When somebody is the class clown, as Bill was, it is hard to know when he’s being himself and when he isn’t. People talk about how he was trying to change the world, but he also just loved to laugh. He really enjoyed laughing at things. You get the right people together – and one of the things I remember most about Stress is how much we laughed – and you can laugh yourself silly doing the most ridiculous things.
But I know things did bother him sometimes because there seemed to be something incomprehensible to him on a simple level. For example, when I saw Bill for the last time, he and Kevin had just had a fight about playing music together. It was about playing the blues. Kevin didn’t want to and Bill was really upset about that. He was just bothered by it because he couldn’t understand what the deal was. “Why couldn’t he just play the blues with me?” It wasn’t like he was angry at Kevin. That was never the impression I got. But he just couldn’t understand, and it really mattered to him.

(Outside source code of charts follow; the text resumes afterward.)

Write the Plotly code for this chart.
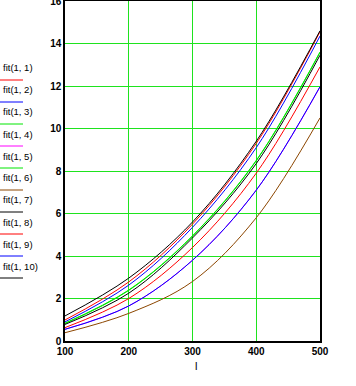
import plotly.graph_objects as go

# ---- data ----
x_vals = [100, 200, 300, 400, 500]

fit_1_1 = [0.99, 2.78, 5.50, 9.30, 14.55]
fit_1_2 = [0.90, 2.63, 5.35, 9.10, 14.35]
fit_1_3 = [0.84, 2.40, 4.95, 8.50, 13.60]
fit_1_4 = [0.55, 1.65, 3.80, 7.10, 11.95]
fit_1_5 = [0.82, 2.38, 4.93, 8.48, 13.58]
fit_1_6 = [0.39, 1.30, 2.80, 5.80, 10.50]
fit_1_7 = [1.18, 2.96, 5.60, 9.40, 14.60]
fit_1_8 = [0.63, 2.00, 4.40, 7.90, 12.90]
fit_1_9 = [0.55, 1.65, 3.80, 7.10, 11.97]
fit_1_10 = [0.78, 2.25, 4.85, 8.35, 13.45]

series_names = ["fit(1, 1)", "fit(1, 2)", "fit(1, 3)", "fit(1, 4)", "fit(1, 5)",
                "fit(1, 6)", "fit(1, 7)", "fit(1, 8)", "fit(1, 9)", "fit(1, 10)"]
series_values = [fit_1_1, fit_1_2, fit_1_3, fit_1_4, fit_1_5,
                 fit_1_6, fit_1_7, fit_1_8, fit_1_9, fit_1_10]

x_ticks = [100, 200, 300, 400, 500]
y_ticks = [0, 2, 4, 6, 8, 10, 12, 14, 16]
x_title = "l"

# ---- styles ----
colors = ["#ff0000", "#0000ff", "#00e600", "#ff00ff", "#00e600",
          "#8c4600", "#000000", "#ff0000", "#0000ff", "#000000"]
grid_color = "#1ee31e"

W, H = 356, 386
L, R, T, B = 65, 36, 1, 45
pw, ph = W - L - R, H - T - B

def px_to_paper_x(px):
    return (px - L) / pw

def px_to_paper_y(py):
    return (H - B - py) / ph

fig = go.Figure()
for name, vals, col in zip(series_names, series_values, colors):
    fig.add_trace(go.Scatter(x=x_vals, y=vals, mode="lines", name=name,
                             line=dict(color=col, width=1, shape="spline"),
                             showlegend=False))

# custom legend: label above a short coloured line
annotations = []
shapes = []
for i, (name, col) in enumerate(zip(series_names, colors)):
    ly = 68 + 22 * i
    sy = 80 + 22 * i
    annotations.append(dict(text=name, xref="paper", yref="paper",
                            x=px_to_paper_x(1), y=px_to_paper_y(ly),
                            xanchor="left", yanchor="middle", showarrow=False,
                            font=dict(family="Liberation Sans", size=9.5, color="black")))
    shapes.append(dict(type="line", xref="paper", yref="paper",
                       x0=px_to_paper_x(0), x1=px_to_paper_x(23),
                       y0=px_to_paper_y(sy), y1=px_to_paper_y(sy),
                       line=dict(color=col, width=1)))

# x-axis title as annotation
annotations.append(dict(text=x_title, xref="paper", yref="paper",
                        x=px_to_paper_x(196), y=px_to_paper_y(366),
                        xanchor="center", yanchor="middle", showarrow=False,
                        font=dict(family="Liberation Sans", size=11, color="black")))

fig.update_layout(
    width=W, height=H,
    margin=dict(l=L, r=R, t=T, b=B, autoexpand=False),
    paper_bgcolor="white", plot_bgcolor="white",
    annotations=annotations, shapes=shapes,
    font=dict(family="Liberation Sans", color="black"),
)
fig.update_xaxes(range=[100, 500], tickvals=x_ticks, ticktext=[str(v) for v in x_ticks],
                 showgrid=True, gridcolor=grid_color, gridwidth=1,
                 showline=True, linecolor="black", linewidth=1.5, mirror=True,
                 zeroline=False, ticks="", automargin=False, ticklabeloverflow="allow",
                 tickfont=dict(family="Liberation Sans", size=10, color="black", weight="bold"))
fig.update_yaxes(range=[0, 16], tickvals=y_ticks, ticktext=[str(v) for v in y_ticks],
                 showgrid=True, gridcolor=grid_color, gridwidth=1,
                 showline=True, linecolor="black", linewidth=1.5, mirror=True,
                 zeroline=False, ticks="", automargin=False, ticklabeloverflow="allow",
                 tickfont=dict(family="Liberation Sans", size=10, color="black", weight="bold"))

fig.write_html("out.html",
               config={"displayModeBar": False},
               post_script="document.body.style.margin='0px';document.body.style.overflow='hidden';")
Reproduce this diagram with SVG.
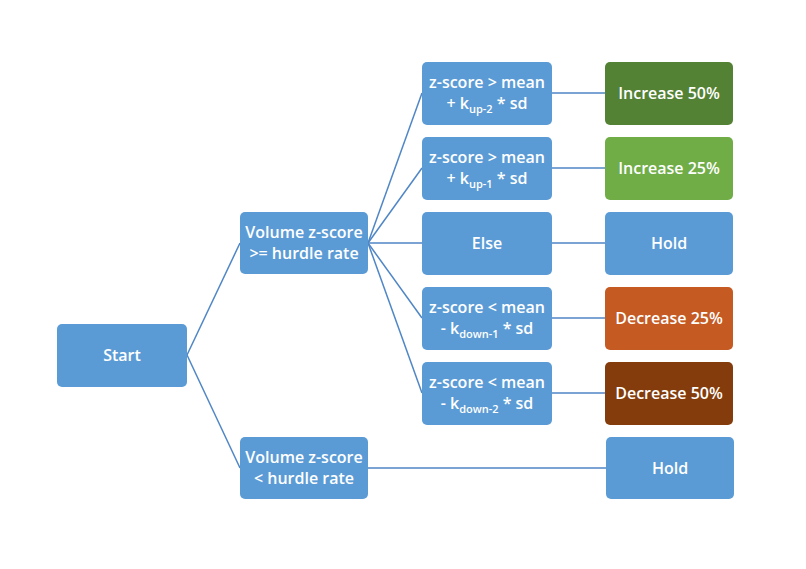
<svg xmlns="http://www.w3.org/2000/svg" width="806" height="569" viewBox="0 0 806 569">
<style>
.n{fill:#5B9BD5;}
.t{font-family:"Open Sans","Liberation Sans",sans-serif;font-size:16px;font-weight:600;fill:#fff;text-anchor:middle;}
.s{font-size:11px;}
.c line{stroke:#4F86C6;stroke-width:1.5;}
</style>
<rect width="806" height="569" fill="#fff"/>
<g class="c">
<line x1="187" y1="355" x2="240" y2="243"/>
<line x1="187" y1="355" x2="240" y2="468"/>
<line x1="368" y1="243" x2="422" y2="93"/>
<line x1="368" y1="243" x2="422" y2="168"/>
<line x1="368" y1="243" x2="422" y2="243"/>
<line x1="368" y1="243" x2="422" y2="318"/>
<line x1="368" y1="243" x2="422" y2="393"/>
<line x1="552" y1="93" x2="605" y2="93"/>
<line x1="552" y1="168" x2="605" y2="168"/>
<line x1="552" y1="243" x2="605" y2="243"/>
<line x1="552" y1="318" x2="605" y2="318"/>
<line x1="552" y1="393" x2="605" y2="393"/>
<line x1="368" y1="468" x2="606" y2="468"/>
</g>
<g id="start"><rect class="n" x="57" y="324" width="130" height="63" rx="5"/><text class="t" x="122" y="361">Start</text></g>
<g id="vol-ge"><rect class="n" x="240" y="212" width="128" height="62" rx="5"/><text class="t" x="304" y="238">Volume z-score</text><text class="t" x="304" y="259">&gt;= hurdle rate</text></g>
<g id="vol-lt"><rect class="n" x="240" y="437" width="128" height="62" rx="5"/><text class="t" x="304" y="463">Volume z-score</text><text class="t" x="304" y="484">&lt; hurdle rate</text></g>
<g id="c1"><rect class="n" x="422" y="62" width="130" height="63" rx="5"/><text class="t" x="487" y="88">z-score &gt; mean</text><text class="t" x="487" y="109">+ k<tspan class="s" dy="4">up-2</tspan><tspan dy="-4"> * sd</tspan></text></g>
<g id="c2"><rect class="n" x="422" y="137" width="130" height="63" rx="5"/><text class="t" x="487" y="163">z-score &gt; mean</text><text class="t" x="487" y="184">+ k<tspan class="s" dy="4">up-1</tspan><tspan dy="-4"> * sd</tspan></text></g>
<g id="c3"><rect class="n" x="422" y="212" width="130" height="63" rx="5"/><text class="t" x="487" y="249">Else</text></g>
<g id="c4"><rect class="n" x="422" y="287" width="130" height="63" rx="5"/><text class="t" x="487" y="313">z-score &lt; mean</text><text class="t" x="487" y="334">- k<tspan class="s" dy="4">down-1</tspan><tspan dy="-4"> * sd</tspan></text></g>
<g id="c5"><rect class="n" x="422" y="362" width="130" height="63" rx="5"/><text class="t" x="487" y="388">z-score &lt; mean</text><text class="t" x="487" y="409">- k<tspan class="s" dy="4">down-2</tspan><tspan dy="-4"> * sd</tspan></text></g>
<g id="r1"><rect x="605" y="62" width="128" height="63" rx="5" fill="#548235"/><text class="t" x="669" y="99">Increase 50%</text></g>
<g id="r2"><rect x="605" y="137" width="128" height="63" rx="5" fill="#70AD47"/><text class="t" x="669" y="174">Increase 25%</text></g>
<g id="r3"><rect class="n" x="605" y="212" width="128" height="63" rx="5"/><text class="t" x="669" y="249">Hold</text></g>
<g id="r4"><rect x="605" y="287" width="128" height="63" rx="5" fill="#C55A23"/><text class="t" x="669" y="324">Decrease 25%</text></g>
<g id="r5"><rect x="605" y="362" width="128" height="63" rx="5" fill="#843C0C"/><text class="t" x="669" y="399">Decrease 50%</text></g>
<g id="r6"><rect class="n" x="606" y="437" width="128" height="62" rx="5"/><text class="t" x="670" y="474">Hold</text></g>
</svg>
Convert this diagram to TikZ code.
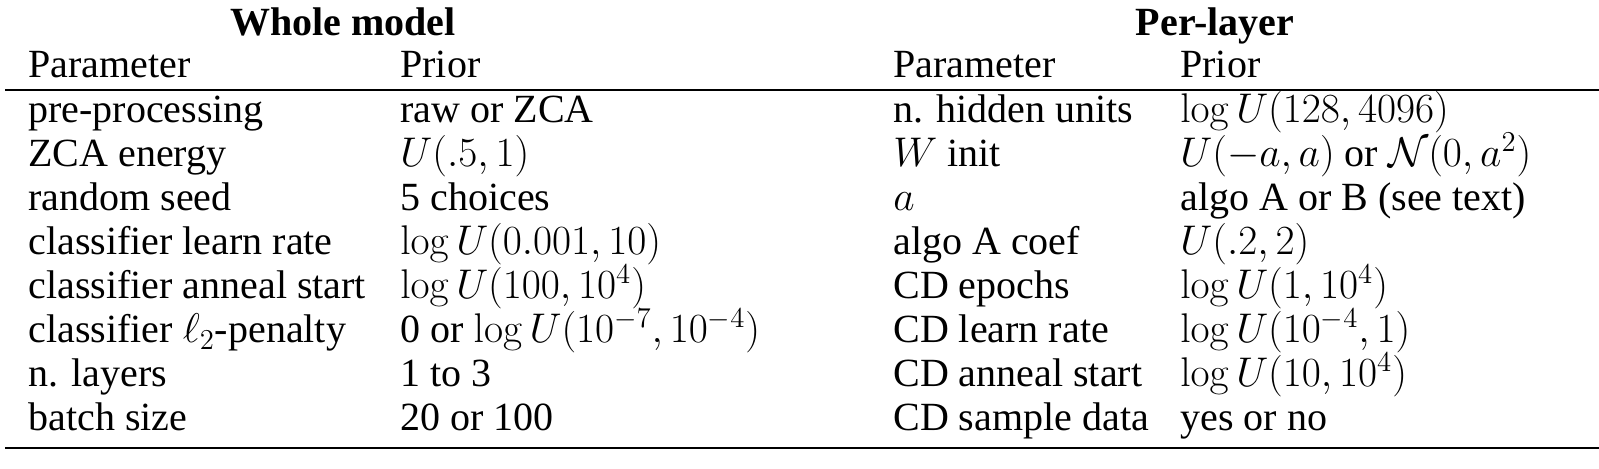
\documentclass[tikz,border=0pt]{standalone}
\usepackage[no-math]{fontspec}
\setmainfont{Liberation Serif}
\DeclareMathSizes{20}{22}{15.5}{11}
\begin{document}
\begin{tikzpicture}[x=0.5pt,y=-0.5pt,
  cell/.style={anchor=base west,inner sep=0pt,font=\fontsize{20}{24}\selectfont},
  head/.style={anchor=base,inner sep=0pt,font=\fontsize{20}{24}\selectfont\bfseries}]
\useasboundingbox (0,0) rectangle (1599,469);
\node[head] (h1) at (343,36) {Whole model};
\node[head] (h2) at (1215,36) {Per-layer};
\node[cell] (p1) at (28,78) {Parameter};
\node[cell] (q1) at (400,78) {Prior};
\node[cell] (p2) at (893,78) {Parameter};
\node[cell] (q2) at (1180,78) {Prior};
\draw[line width=0.9pt] (5,90) -- (1599,90);
\draw[line width=0.9pt] (5,448) -- (1599,448);
\foreach \a/\b/\c/\d [count=\i from 0] in {
 pre-processing/raw or ZCA/n. hidden units/{$\log U(128,4096)$},
 ZCA energy/{$U(.5,1)$}/{$W$ init}/{$U(-a,a)$ or $\mathcal{N}(0,a^2)$},
 random seed/5 choices/{$a$}/algo A or B (see text),
 classifier learn rate/{$\log U(0.001,10)$}/algo A coef/{$U(.2,2)$},
 classifier anneal start/{$\log U(100,10^4)$}/CD epochs/{$\log U(1,10^4)$},
 {classifier $\ell_2$-penalty}/{0 or $\log U(10^{-7},10^{-4})$}/CD learn rate/{$\log U(10^{-4},1)$},
 n. layers/1 to 3/CD anneal start/{$\log U(10,10^4)$},
 batch size/20 or 100/CD sample data/yes or no}{
  \node[cell] (a\i) at (28,123+44*\i) {\a};
  \node[cell] (b\i) at (400,123+44*\i) {\b};
  \node[cell] (c\i) at (893,123+44*\i) {\c};
  \node[cell] (d\i) at (1180,123+44*\i) {\d};
}
\end{tikzpicture}
\end{document}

It gets kind of easy to talk about Bill and forget he did things that were black-and-white and things that were controversial. Or to be more accurate about it, for the purposes of his act he saw the world in very black-and-white ways.
Bill as a messenger is not necessarily the same as the message. There are people who espouse the notion that Bill was very spiritual, and in his own mind he was a preacher – he said as much to his mother – and he was really trying to make the world a better place through his belief system. That’s all true, but at the same time he was talking about pornography and drug use and things that were a lot more controversial. Some people want to sweep the vehicle of the message under the rug. It’s: let’s see Bill as this person with really wonderful goals to change society and make the world a better place, but let’s not talk about the way he did it because that’s kind of uncomfortable. I’m not into drug use in any way, shape or form, but so what? That doesn’t mean I couldn’t listen to his stuff and laugh and think about the hypocrisy in his comedy. You don’t have to agree with everything he talked about specifically to agree with the overall message.
Just look at the world in a broader context, even if you are talking about drug use. It’s a horrible thing, then you get the same people going, “Well, we’ve done our job today. We worked on our campaign for ‘Just Say “No” to Drugs.’ Let’s get to the bar because there’s still half an hour of Happy Hour left.” They’re doing the same thing. It’s just a different vehicle.
I find it odd when someone can’t stand back and look at the whole picture. I think people get so close to something in a weird way that they get hooked into an idea that Bill was this way and he was perfect, or he was this way and he was horrible. He was just a human being like everybody else. Albeit one with an amazing energy and gifted in so many ways.